Begin Dataset excerpts

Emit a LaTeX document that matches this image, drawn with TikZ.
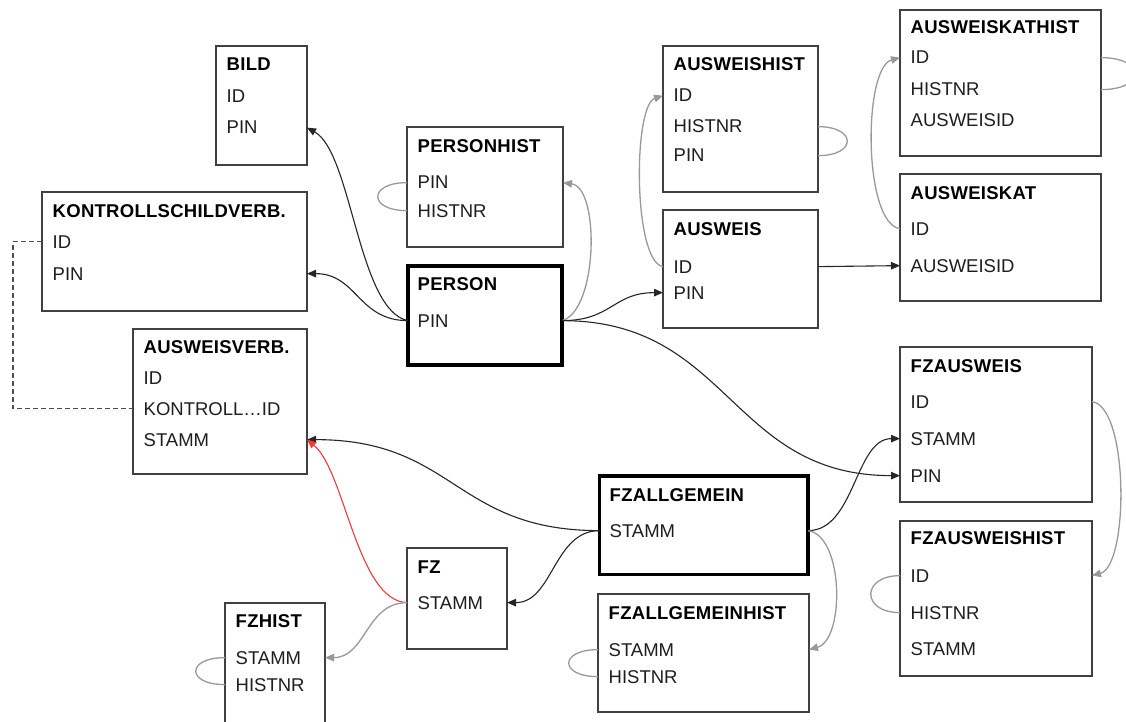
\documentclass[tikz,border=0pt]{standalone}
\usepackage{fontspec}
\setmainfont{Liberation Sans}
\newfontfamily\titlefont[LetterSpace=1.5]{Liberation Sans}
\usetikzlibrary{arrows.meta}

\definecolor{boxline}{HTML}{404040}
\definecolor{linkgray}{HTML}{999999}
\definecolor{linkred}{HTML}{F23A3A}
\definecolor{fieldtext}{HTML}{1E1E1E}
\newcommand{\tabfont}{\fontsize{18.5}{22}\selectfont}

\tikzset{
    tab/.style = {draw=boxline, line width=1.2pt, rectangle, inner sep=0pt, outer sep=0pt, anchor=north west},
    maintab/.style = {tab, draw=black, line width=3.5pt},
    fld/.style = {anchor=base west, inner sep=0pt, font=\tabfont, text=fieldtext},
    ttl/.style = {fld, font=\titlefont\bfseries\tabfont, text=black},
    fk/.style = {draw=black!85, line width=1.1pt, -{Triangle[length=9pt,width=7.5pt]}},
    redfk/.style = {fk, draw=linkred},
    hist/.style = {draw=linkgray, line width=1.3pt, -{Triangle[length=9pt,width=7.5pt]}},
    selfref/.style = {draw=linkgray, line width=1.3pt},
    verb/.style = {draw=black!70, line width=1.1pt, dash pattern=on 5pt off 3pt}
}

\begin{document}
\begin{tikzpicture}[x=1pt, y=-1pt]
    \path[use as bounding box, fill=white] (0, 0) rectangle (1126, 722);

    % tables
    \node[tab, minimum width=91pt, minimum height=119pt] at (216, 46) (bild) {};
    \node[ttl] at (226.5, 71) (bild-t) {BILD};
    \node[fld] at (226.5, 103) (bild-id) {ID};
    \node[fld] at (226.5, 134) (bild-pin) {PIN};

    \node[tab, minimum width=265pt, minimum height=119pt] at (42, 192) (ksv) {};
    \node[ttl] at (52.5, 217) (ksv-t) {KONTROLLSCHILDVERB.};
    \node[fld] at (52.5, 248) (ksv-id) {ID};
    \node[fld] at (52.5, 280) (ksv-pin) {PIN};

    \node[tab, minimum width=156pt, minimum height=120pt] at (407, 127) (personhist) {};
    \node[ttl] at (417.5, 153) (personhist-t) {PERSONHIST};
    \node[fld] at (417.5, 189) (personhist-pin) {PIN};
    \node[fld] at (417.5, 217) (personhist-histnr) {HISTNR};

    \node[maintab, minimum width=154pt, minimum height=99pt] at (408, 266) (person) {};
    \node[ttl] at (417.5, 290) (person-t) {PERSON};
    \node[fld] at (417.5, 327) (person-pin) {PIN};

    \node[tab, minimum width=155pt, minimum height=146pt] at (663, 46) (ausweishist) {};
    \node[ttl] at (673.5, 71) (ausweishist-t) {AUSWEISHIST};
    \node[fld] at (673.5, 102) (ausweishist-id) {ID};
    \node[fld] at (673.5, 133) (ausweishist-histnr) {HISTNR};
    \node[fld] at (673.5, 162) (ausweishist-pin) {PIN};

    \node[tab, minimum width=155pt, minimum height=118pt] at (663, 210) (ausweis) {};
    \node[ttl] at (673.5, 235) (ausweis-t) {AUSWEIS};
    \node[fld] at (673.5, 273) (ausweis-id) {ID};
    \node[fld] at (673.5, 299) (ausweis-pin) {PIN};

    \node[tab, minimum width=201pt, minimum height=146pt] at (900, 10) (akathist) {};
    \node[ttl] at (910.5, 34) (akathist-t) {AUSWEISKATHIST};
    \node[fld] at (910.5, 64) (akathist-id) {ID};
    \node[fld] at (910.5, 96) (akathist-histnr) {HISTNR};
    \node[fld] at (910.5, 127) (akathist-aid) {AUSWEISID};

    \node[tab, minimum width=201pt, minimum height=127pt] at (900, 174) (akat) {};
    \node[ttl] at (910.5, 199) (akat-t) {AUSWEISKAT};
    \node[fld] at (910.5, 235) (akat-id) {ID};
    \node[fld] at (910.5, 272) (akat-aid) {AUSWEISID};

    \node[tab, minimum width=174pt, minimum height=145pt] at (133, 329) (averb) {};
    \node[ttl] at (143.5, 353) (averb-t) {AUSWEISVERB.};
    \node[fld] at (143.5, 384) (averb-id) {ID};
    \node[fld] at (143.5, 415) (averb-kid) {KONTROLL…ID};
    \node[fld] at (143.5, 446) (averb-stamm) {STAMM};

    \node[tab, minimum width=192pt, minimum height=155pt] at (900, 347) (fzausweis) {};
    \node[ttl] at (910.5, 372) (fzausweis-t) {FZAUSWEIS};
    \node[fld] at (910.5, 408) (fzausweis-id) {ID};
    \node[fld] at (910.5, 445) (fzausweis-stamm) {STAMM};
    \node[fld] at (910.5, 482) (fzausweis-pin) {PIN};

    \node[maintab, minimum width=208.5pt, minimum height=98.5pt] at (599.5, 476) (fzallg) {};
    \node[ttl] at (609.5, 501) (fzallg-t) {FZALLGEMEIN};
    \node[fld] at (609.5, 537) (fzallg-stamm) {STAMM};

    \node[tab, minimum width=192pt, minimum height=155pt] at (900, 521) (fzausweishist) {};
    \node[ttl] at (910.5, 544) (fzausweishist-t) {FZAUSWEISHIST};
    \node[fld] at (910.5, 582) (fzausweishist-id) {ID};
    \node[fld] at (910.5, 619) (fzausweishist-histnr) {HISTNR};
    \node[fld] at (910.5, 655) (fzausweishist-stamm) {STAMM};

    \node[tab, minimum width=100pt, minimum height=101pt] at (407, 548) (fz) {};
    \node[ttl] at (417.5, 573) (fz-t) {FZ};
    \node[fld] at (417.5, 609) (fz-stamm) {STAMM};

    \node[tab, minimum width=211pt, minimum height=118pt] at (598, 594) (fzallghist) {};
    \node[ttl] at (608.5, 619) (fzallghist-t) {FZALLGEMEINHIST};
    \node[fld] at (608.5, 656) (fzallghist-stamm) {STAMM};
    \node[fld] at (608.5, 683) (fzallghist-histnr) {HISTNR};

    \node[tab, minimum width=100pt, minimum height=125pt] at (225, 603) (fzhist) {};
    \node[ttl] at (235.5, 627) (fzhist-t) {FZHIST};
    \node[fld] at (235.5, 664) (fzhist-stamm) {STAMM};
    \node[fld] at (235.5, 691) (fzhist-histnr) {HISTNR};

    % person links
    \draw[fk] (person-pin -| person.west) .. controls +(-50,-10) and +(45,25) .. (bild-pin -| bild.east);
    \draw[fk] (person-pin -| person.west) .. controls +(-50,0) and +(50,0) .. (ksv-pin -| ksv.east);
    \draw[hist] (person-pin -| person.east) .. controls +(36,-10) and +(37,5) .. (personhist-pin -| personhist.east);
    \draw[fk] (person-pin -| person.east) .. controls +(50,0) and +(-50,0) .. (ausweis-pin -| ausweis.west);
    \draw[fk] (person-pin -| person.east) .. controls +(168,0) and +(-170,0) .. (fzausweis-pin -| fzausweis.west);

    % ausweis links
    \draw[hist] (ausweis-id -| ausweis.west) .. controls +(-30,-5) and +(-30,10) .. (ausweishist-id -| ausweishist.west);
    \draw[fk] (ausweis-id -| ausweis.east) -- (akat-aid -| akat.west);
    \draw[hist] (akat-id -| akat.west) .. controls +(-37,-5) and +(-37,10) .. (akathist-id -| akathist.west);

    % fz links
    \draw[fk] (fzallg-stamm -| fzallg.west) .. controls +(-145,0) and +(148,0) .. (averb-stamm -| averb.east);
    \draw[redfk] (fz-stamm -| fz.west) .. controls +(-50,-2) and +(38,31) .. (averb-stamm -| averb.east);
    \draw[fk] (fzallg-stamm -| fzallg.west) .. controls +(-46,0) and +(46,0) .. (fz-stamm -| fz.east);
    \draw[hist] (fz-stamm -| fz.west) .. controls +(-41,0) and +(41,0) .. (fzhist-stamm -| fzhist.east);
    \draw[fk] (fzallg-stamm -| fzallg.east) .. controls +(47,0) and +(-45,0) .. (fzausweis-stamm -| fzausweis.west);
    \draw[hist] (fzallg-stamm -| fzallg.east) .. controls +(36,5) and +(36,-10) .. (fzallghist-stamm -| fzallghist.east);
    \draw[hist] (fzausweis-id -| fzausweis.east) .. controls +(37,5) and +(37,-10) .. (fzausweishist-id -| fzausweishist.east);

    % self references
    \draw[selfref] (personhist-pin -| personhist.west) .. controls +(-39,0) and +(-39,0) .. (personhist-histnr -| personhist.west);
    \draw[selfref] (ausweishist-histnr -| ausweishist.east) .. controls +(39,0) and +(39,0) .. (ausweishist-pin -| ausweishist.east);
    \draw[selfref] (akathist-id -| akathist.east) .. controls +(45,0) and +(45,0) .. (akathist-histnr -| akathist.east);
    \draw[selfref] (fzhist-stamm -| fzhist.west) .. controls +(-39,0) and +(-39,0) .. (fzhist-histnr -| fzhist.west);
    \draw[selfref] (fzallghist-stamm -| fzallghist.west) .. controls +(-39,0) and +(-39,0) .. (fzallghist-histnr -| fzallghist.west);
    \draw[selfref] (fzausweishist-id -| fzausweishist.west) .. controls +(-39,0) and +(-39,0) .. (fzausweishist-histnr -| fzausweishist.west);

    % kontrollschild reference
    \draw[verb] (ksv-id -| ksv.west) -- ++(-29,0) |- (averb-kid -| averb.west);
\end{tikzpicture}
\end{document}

End Dataset excerpts
Begin Dataset excerpts

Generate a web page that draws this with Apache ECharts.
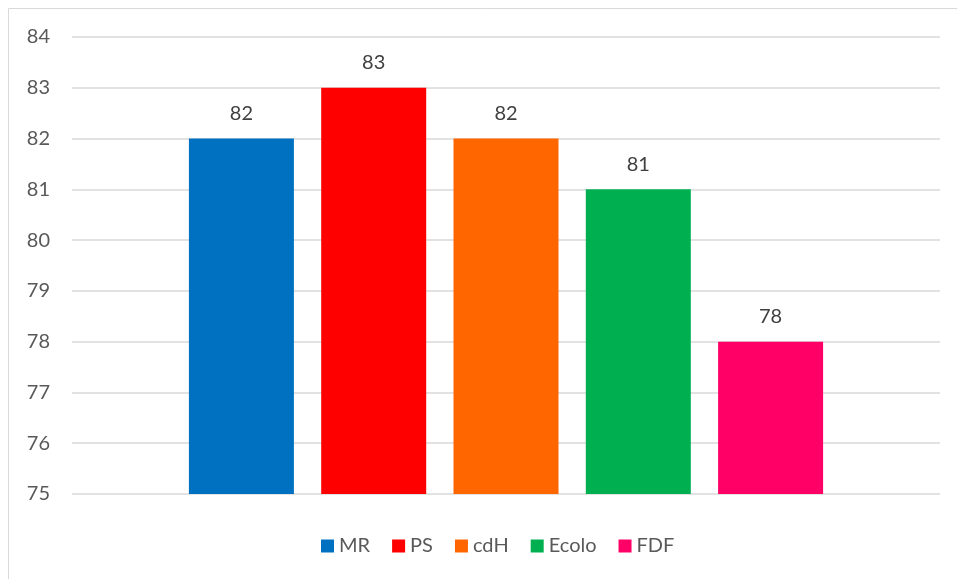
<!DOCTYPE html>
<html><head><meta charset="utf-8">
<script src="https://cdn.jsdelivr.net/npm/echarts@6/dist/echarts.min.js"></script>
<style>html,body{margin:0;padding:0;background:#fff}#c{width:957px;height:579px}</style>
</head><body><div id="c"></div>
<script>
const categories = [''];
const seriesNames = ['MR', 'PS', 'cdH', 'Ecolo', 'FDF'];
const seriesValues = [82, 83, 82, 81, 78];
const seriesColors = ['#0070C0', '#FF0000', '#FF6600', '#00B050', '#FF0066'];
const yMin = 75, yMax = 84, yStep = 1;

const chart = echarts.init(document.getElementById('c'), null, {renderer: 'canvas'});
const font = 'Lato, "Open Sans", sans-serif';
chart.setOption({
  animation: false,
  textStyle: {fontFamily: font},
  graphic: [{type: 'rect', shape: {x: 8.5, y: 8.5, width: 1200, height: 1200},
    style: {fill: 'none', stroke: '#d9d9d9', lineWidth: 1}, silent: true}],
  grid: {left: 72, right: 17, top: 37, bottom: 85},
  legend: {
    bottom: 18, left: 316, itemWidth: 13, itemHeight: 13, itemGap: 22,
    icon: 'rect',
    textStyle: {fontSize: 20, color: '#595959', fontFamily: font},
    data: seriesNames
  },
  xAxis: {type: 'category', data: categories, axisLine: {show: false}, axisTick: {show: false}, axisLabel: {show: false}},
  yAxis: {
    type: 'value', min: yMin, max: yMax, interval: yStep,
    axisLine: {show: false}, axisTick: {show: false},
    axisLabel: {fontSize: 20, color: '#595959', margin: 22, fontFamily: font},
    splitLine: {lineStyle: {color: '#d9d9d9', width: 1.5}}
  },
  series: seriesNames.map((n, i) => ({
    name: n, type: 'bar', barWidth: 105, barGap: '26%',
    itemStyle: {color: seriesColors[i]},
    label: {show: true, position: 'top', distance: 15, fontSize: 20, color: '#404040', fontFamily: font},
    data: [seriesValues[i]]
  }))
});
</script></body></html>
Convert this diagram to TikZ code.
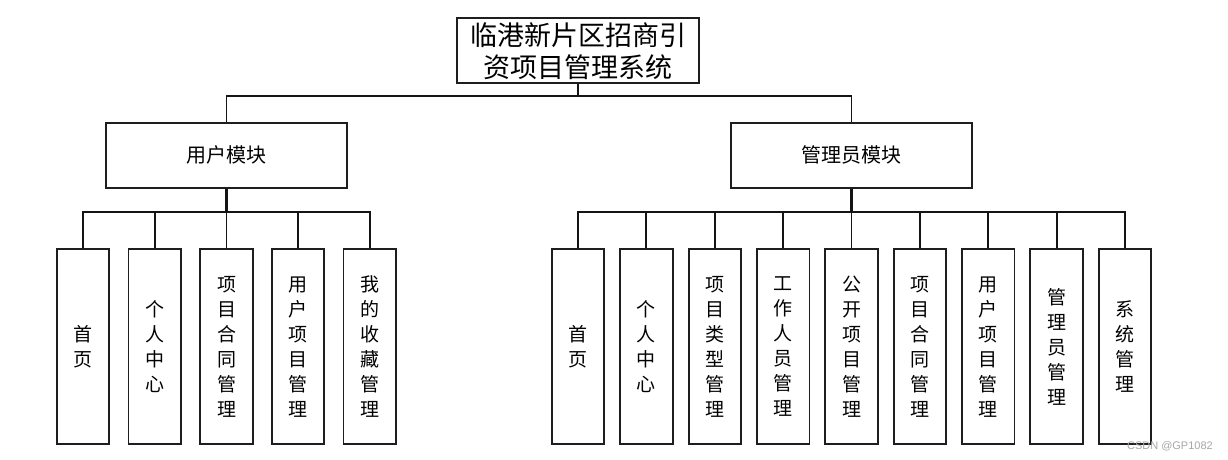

End Dataset excerpts

Exercise: Transcribe the lines between the one holding "Generate a web" and the one holding "const yMin = 75, yMax = 84, yStep = 1;", inclusive, and leave out any pictures.

Exercise solution:
Generate a web page that draws this with Apache ECharts.
<!DOCTYPE html>
<html><head><meta charset="utf-8">
<script src="https://cdn.jsdelivr.net/npm/echarts@6/dist/echarts.min.js"></script>
<style>html,body{margin:0;padding:0;background:#fff}#c{width:957px;height:579px}</style>
</head><body><div id="c"></div>
<script>
const categories = [''];
const seriesNames = ['MR', 'PS', 'cdH', 'Ecolo', 'FDF'];
const seriesValues = [82, 83, 82, 81, 78];
const seriesColors = ['#0070C0', '#FF0000', '#FF6600', '#00B050', '#FF0066'];
const yMin = 75, yMax = 84, yStep = 1;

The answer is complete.